Customs and Cuisine of Mexico
Mexican food is a blend of indigenous (Indian) and Spanish influences. At the heart of the cuisine of this beautiful country are three very important crops: corn, beans, and chilies. These native foods are cheap and widely available. Corn has been a part of the Mexican diet forever, and it is consumed in all possible forms: as a cooked or roasted corncob (elote), as cooked grain or porridge (atole), as wrapped and steamed dough with filling (tamal), in hearty corn stew (pozole), but most importantly as a tortilla, a thin, round “pancake.” Corn is eaten daily, and often at every meal.
There are many of types of chilies. The most common ones that we find in our American markets are the jalapeño, poblano, serrano, chipotle, and habañero. Herbs like cilantro and thyme are widely used, along with spices like cumin and cinnamon. Fruits and vegetables such as tomatoes, tomatillos, prickly pear cactus (nopales), avocado, mango, papaya are all widely available and used in all manner of salsas and sauces.
The humble pinto bean finds its way into most meals, usually in the form of a soupy-textured refried bean served with tortillas. Chicken (pollo asado) and pork (carnitas) are the favorite meats, but beef (carne) is also eaten. Seafood is more bountiful in coastal cities.
Breakfast (desayuno) is typically a light meal of coffee, fruit and a sweet roll, but for a heartier meal huevos rancheros would be served. The most important meal of the day is lunch (comida) and normally served between 1 and 3 p.m. Supper (cena) is served late, usually after 8 p.m. and is a light snack, although in urban areas supper can be an elaborate affair eaten at restaurants.
Soft drinks such as Coca-Cola are hugely popular, along with other fruit juice based drinks. Of course beer (cerveza) and Sangria (an import from Spain) are popular beverages, but tequila might well be the national beverage. Tequila is produced from the blue agave plant that is grown mainly in the state of Jalisco, as well as a few other areas. The only country that produces tequila is Mexico, and it has achieved a “protected designation of origin” status (PDO). In other words, to receive the PDO status, the entire product must be traditionally and entirely manufactured (prepared, processed and produced) within the specific region and thus acquire unique properties. It is typically served as a “shot” with salt and lime, or as a margarita.
Do not begin eating until the host says, “Buen provecho!”
Mexicans do not switch knives and forks. The knife remains in the right hand, and the for remains in the left. When the meal is finished, the knife and fork are laid parallel to each other across the right side of the plate.
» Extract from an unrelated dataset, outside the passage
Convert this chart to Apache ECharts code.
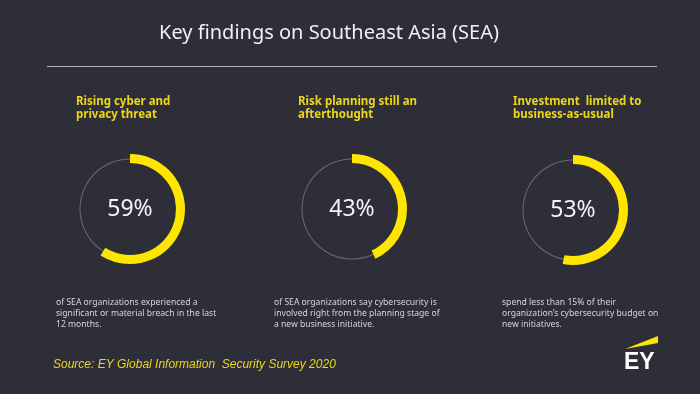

When not holding utensils, your hands are expected to be visible above the table: this means you do not keep them in your lap; instead, rest your wrists on top of the table (never your elbows).
Any salad will usually be served after the main course.
The most honored position is at the head of the table, with the most important guest seated immediately to the right of the host (women to the right of the host, and men to the right of the hostess). If there is a hosting couple, one will be at each end of the table.